Guests at Omni luxury hotels will find small scented stickers on the front pages of their free copies of USA Today. A blackberry aroma will suggest that the guests start the day at their hotels with a cup of Starbucks coffee “paired with a fresh muffin.” The promotion, to be tested for at least six months, is being sponsored by Omni Hotels and Starbucks Coffee.
It is one of two ideas being explored by the Gannett Company, the parent of USA Today, in the increasingly popular realm of scented advertising. The other concept Gannett is testing is to let marketers add scents to the ads they run in the pages of USA Today. Another national newspaper, The Wall Street Journal, owned by Dow Jones & Company, is also looking into scenting its ad pages.
Scented selling, part of a trend known as sensory marketing, is gaining favor because it helps brands stand out in crowded, competitive categories.
After executives at Starbucks were invited to weigh in, the verdict was that “we all gravitated to the berry scent,” she added, because it “made you go ‘yum yum’ and had a very fresh scent.” (The smell of Starbucks coffee was deemed too difficult to duplicate.)

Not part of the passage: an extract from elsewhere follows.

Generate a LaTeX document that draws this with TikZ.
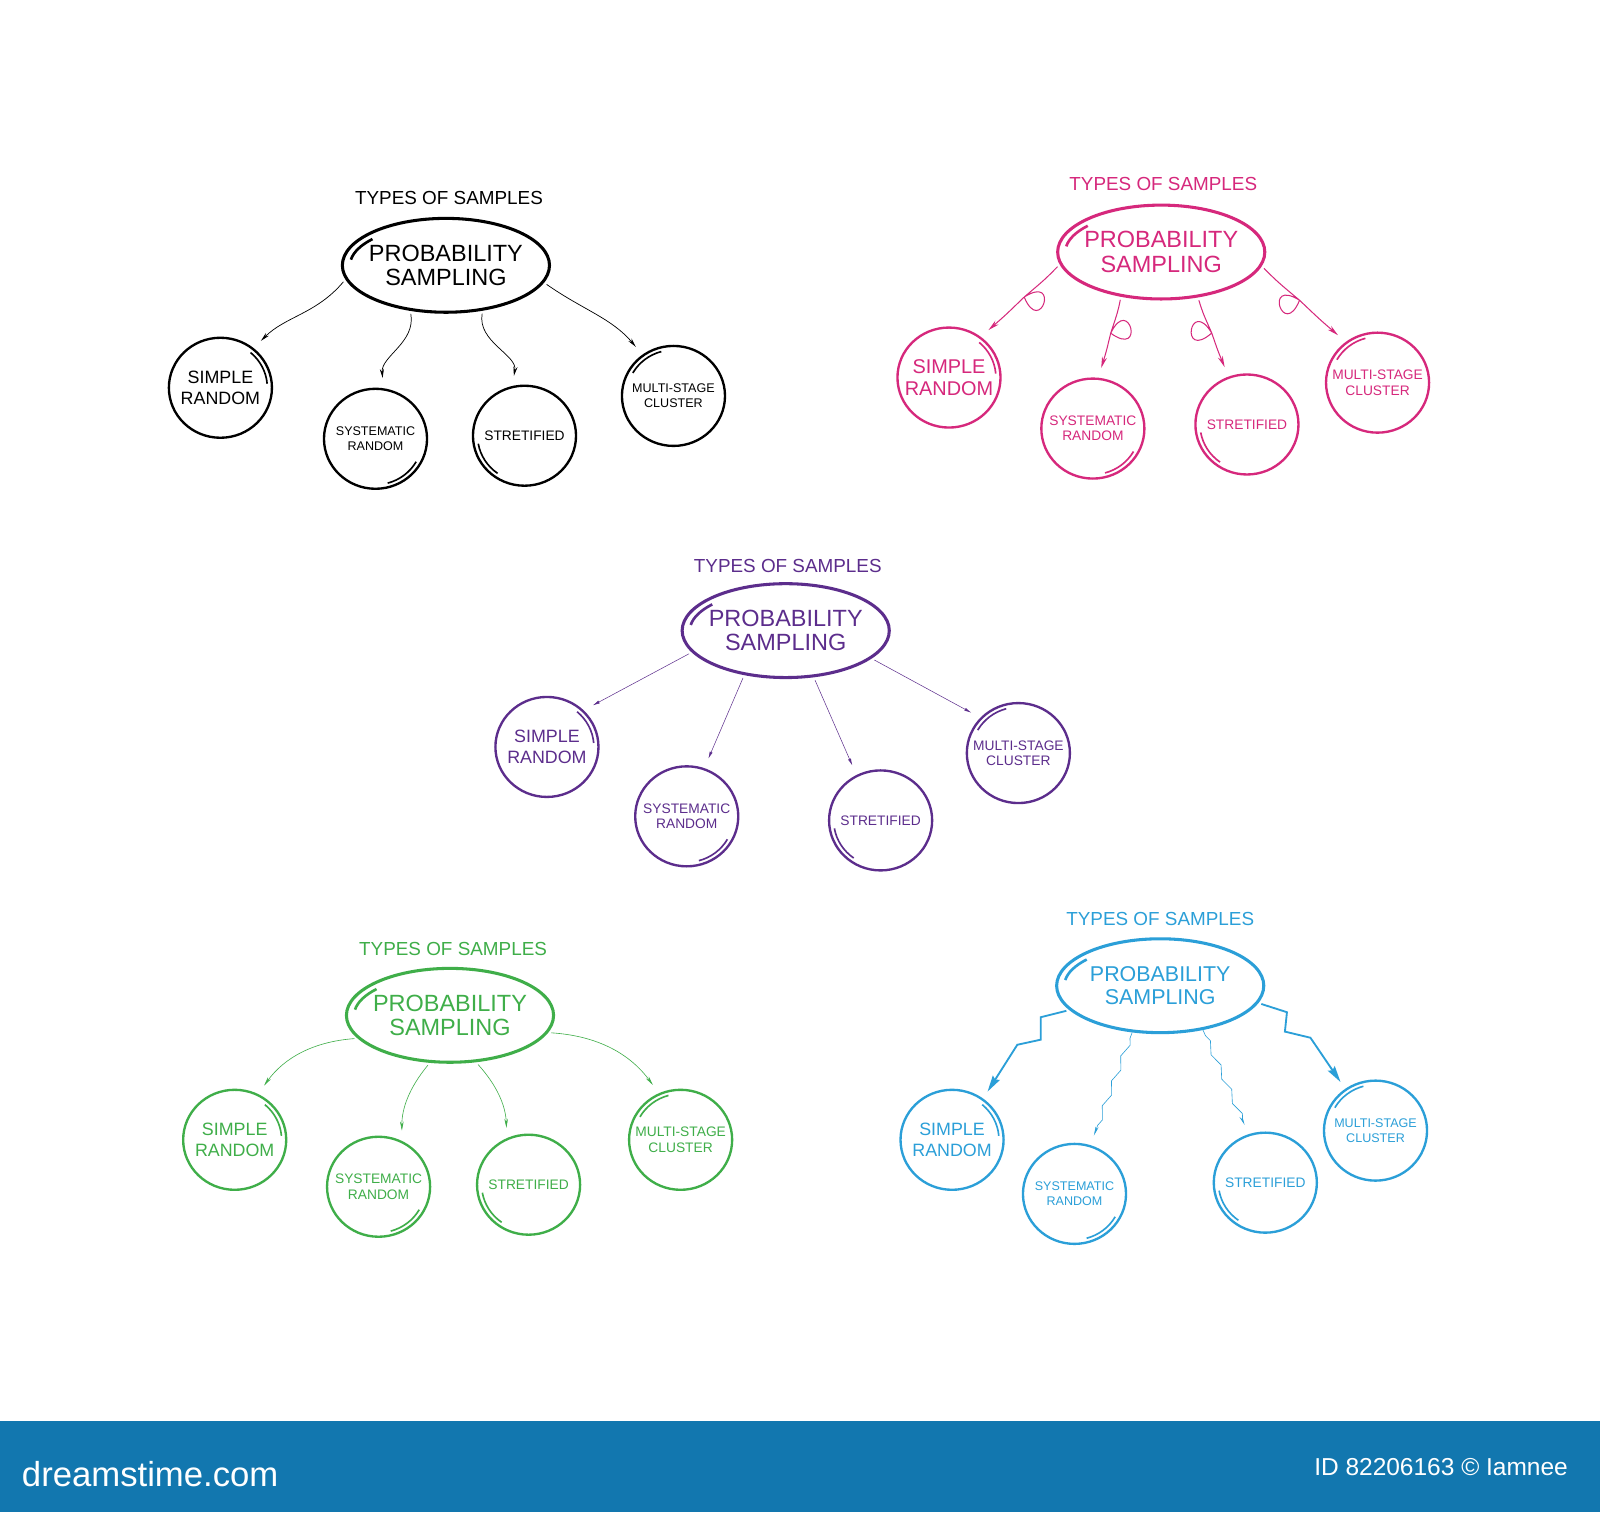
\documentclass[tikz,border=0pt]{standalone}
\usepackage{fontspec}
\setmainfont{Liberation Sans}
\usetikzlibrary{shapes.geometric,arrows.meta,calc,decorations.pathmorphing}
\definecolor{pinkline}{HTML}{D6287C}
\definecolor{purpleline}{HTML}{5C2D8C}
\definecolor{greenline}{HTML}{3FAE49}
\definecolor{blueline}{HTML}{2B9FD8}
\definecolor{barblue}{HTML}{1277AF}

\tikzset{
  curl/.style={path picture={\draw[line width=1.6pt] (path picture bounding box.center) ++(#1:46pt and 45pt) arc[start angle=#1, delta angle=45, x radius=46pt, y radius=45pt];}},
  loopy/.style 2 args={to path={.. controls ($(\tikztostart)!0.25!(\tikztotarget)!6pt!#2:(\tikztotarget)$) .. ($(\tikztostart)!0.45!(\tikztotarget)$) coordinate (lp)
     .. controls ($(lp)!42pt!#1:(\tikztotarget)$) and ($(lp)!42pt!#2:(\tikztotarget)$) .. (lp)
     .. controls ($(lp)!0.5!(\tikztotarget)!4pt!#2:(\tikztotarget)$) .. (\tikztotarget)}}
}

\begin{document}
\begin{tikzpicture}[x=1pt,y=1pt]
    \tikzstyle{title}=[font=\fontsize{18.5}{20}\selectfont]
    \tikzstyle{prob}=[ellipse, draw, line width=3pt, minimum width=203pt, minimum height=92pt, inner xsep=-15pt, inner ysep=0pt, align=center, font=\fontsize{23}{24}\selectfont,
        path picture={\draw[line width=2.6pt] (path picture bounding box.center) ++(140:94pt and 40pt) arc[start angle=140, end angle=172, x radius=94pt, y radius=40pt];}]
    \tikzstyle{kind}=[ellipse, draw, line width=2.3pt, minimum width=101pt, minimum height=98pt, inner xsep=-14pt, inner ysep=-4pt, align=center, font=\fontsize{17.5}{20}\selectfont]
    \tikzstyle{small}=[font=\fontsize{13.5}{15}\selectfont]
    \tikzstyle{tiny}=[font=\fontsize{12.3}{14.5}\selectfont]
    \tikzstyle{bedge}=[line width=0.7pt, -{Stealth[length=9pt,width=4pt]}, shorten >=10pt, shorten <=3pt]
    \tikzstyle{pedge}=[line width=1pt, -{Stealth[length=11pt,width=5pt]}, shorten >=10pt, shorten <=3pt]
    \tikzstyle{uedge}=[line width=0.5pt, -{Latex[length=7pt,width=3pt]}, shorten >=10pt, shorten <=3pt]
    \tikzstyle{gedge}=[line width=0.6pt, -{Stealth[length=9pt,width=3.5pt]}, shorten >=10pt, shorten <=3pt]
    \tikzstyle{cthick}=[line width=1.8pt, -{Stealth[length=16pt,width=8pt,inset=2pt]}, shorten >=8pt, shorten <=3pt]
    \tikzstyle{cthin}=[line width=0.6pt, -{Stealth[length=9pt,width=3pt]}, shorten >=10pt, decorate, decoration={zigzag, segment length=26pt, amplitude=2.5pt, pre length=6pt, post length=14pt}]

    \path[use as bounding box, fill=white] (0,0) rectangle (1568,-1482);

    % black
    \begin{scope}[color=black]
    \node[title] (b-title) at (440,-194) {TYPES OF SAMPLES};
    \node[prob] (b-prob) at (437,-260) {PROBABILITY\\SAMPLING};
    \node[kind, curl=5] (b-simple) at (216,-380) {SIMPLE\\RANDOM};
    \node[kind, tiny, curl=-75] (b-sys) at (368,-430) {SYSTEMATIC\\RANDOM};
    \node[kind, small, curl=190] (b-str) at (514,-427) {STRETIFIED};
    \node[kind, tiny, curl=105] (b-multi) at (660,-388) {MULTI-STAGE\\CLUSTER};
    \draw[bedge] (b-prob.188) to[out=-130,in=45] (b-simple.50);
    \draw[bedge] (b-prob.232) to[out=-80,in=95] (b-sys.81);
    \draw[bedge] (b-prob.309) to[out=-100,in=80] (b-str.104);
    \draw[bedge] (b-prob.350) to[out=-35,in=130] (b-multi.127);
    \end{scope}

    % pink
    \begin{scope}[color=pinkline]
    \node[title] (p-title) at (1140,-180) {TYPES OF SAMPLES};
    \node[prob] (p-prob) at (1138,-247) {PROBABILITY\\SAMPLING};
    \node[kind, curl=5, font=\fontsize{19.5}{21}\selectfont] (p-simple) at (930,-370) {SIMPLE\\RANDOM};
    \node[kind, small, curl=-75] (p-sys) at (1071,-420) {SYSTEMATIC\\RANDOM};
    \node[kind, small, curl=190] (p-str) at (1222,-416) {STRETIFIED};
    \node[kind, small, curl=105] (p-multi) at (1350,-375) {MULTI-STAGE\\CLUSTER};
    \draw[pedge] (p-prob.187) to[loopy={70}{170}] (p-simple.52);
    \draw[pedge] (p-prob.228) to[loopy={70}{170}] (p-sys.84);
    \draw[pedge] (p-prob.309) to[loopy={-70}{-170}] (p-str.111);
    \draw[pedge] (p-prob.352) to[loopy={-70}{-170}] (p-multi.128);
    \end{scope}

    % purple
    \begin{scope}[color=purpleline]
    \node[title] (u-title) at (772,-555) {TYPES OF SAMPLES};
    \node[prob] (u-prob) at (770,-618) {PROBABILITY\\SAMPLING};
    \node[kind, curl=5] (u-simple) at (536,-732) {SIMPLE\\RANDOM};
    \node[kind, small, curl=-75] (u-sys) at (673,-800) {SYSTEMATIC\\RANDOM};
    \node[kind, small, curl=190] (u-str) at (863,-804) {STRETIFIED};
    \node[kind, small, curl=105] (u-multi) at (998,-738) {MULTI-STAGE\\CLUSTER};
    \draw[uedge] (u-prob.193) -- (u-simple.45);
    \draw[uedge] (u-prob.227) -- (u-sys.70);
    \draw[uedge] (u-prob.301) -- (u-str.118);
    \draw[uedge] (u-prob.342) -- (u-multi.137);
    \end{scope}

    % green
    \begin{scope}[color=greenline]
    \node[title] (g-title) at (444,-930) {TYPES OF SAMPLES};
    \node[prob] (g-prob) at (441,-995) {PROBABILITY\\SAMPLING};
    \node[kind, curl=5] (g-simple) at (230,-1117) {SIMPLE\\RANDOM};
    \node[kind, small, curl=-75] (g-sys) at (371,-1163) {SYSTEMATIC\\RANDOM};
    \node[kind, small, curl=190] (g-str) at (518,-1161) {STRETIFIED};
    \node[kind, small, curl=105] (g-multi) at (667,-1117) {MULTI-STAGE\\CLUSTER};
    \draw[gedge] (g-prob.194) to[bend right=25] (g-simple.63);
    \draw[gedge] (g-prob.247) to[bend right=20] (g-sys.63);
    \draw[gedge] (g-prob.299) to[bend left=20] (g-str.115);
    \draw[gedge] (g-prob.350) to[bend left=25] (g-multi.115);
    \end{scope}

    % blue
    \begin{scope}[color=blueline]
    \node[title] (c-title) at (1137,-901) {TYPES OF SAMPLES};
    \node[prob, font=\fontsize{21}{23}\selectfont] (c-prob) at (1137,-966) {PROBABILITY\\SAMPLING};
    \node[kind, curl=5] (c-simple) at (933,-1117) {SIMPLE\\RANDOM};
    \node[kind, tiny, curl=-75] (c-sys) at (1053,-1170) {SYSTEMATIC\\RANDOM};
    \node[kind, small, curl=190] (c-str) at (1240,-1159) {STRETIFIED};
    \node[kind, tiny, curl=105] (c-multi) at (1348,-1108) {MULTI-STAGE\\CLUSTER};
    \draw[cthick] (c-prob.195) -- ++(-28,-7) -- ++(0,-22) -- ++(-23,-5) -- (c-simple.53);
    \draw[cthin] (c-prob.239) -- (c-sys.72);
    \draw[cthin] (c-prob.314) -- (c-str.109);
    \draw[cthick] (c-prob.350) -- ++(28,-9) -- ++(-2,-19) -- ++(25,-6) -- (c-multi.126);
    \end{scope}

    % footer
    \fill[barblue] (0,-1393) rectangle (1568,-1482);
    \node[white, anchor=west, font=\fontsize{34}{36}\selectfont] (site) at (18,-1445) {dreamstime.com};
    \node[white, anchor=east, font=\fontsize{24}{26}\selectfont] (stock-id) at (1540,-1438) {ID 82206163 © Iamnee};
\end{tikzpicture}
\end{document}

The stickers are composed of two layers and measure 2 inches long by 1 inch wide. They replace the single-ply stickers affixed to the front pages of USA Today, informing the guests the newspapers are courtesy of Omni Hotels. The chain distributes 10,000 to 13,000 copies a day of USA Today, Mr. Davidson estimated.
The stickers are of the “peel and sniff” variety in that the berry scents are not supposed to be released until the top layers are lifted. That is intended to minimize complaints from allergic — or berry-allergic — hotel guests.
Scented ads, like any sensory experience, have generated their share of protests. Ads in magazines featuring scent strips, for products like fragrances, draw the ire of readers who believe the smells are unpleasant or too powerful.
As a result, publishers like the Time Inc. unit of Time Warner, which owns magazines like InStyle, People and Real Simple, adopted a policy by which readers can request scent-free issues from customer service representatives.
And in December, the California Milk Processor Board ran afoul of scent-sensitive commuters when it asked that adhesive strips smelling like chocolate chip cookies be affixed to five bus shelters in San Francisco.
Gripes about the aroma from the ads, part of the “Got milk?” campaign, led the local Municipal Transportation Authority to order CBS Outdoor, which maintains the bus shelters, to remove the scent strips.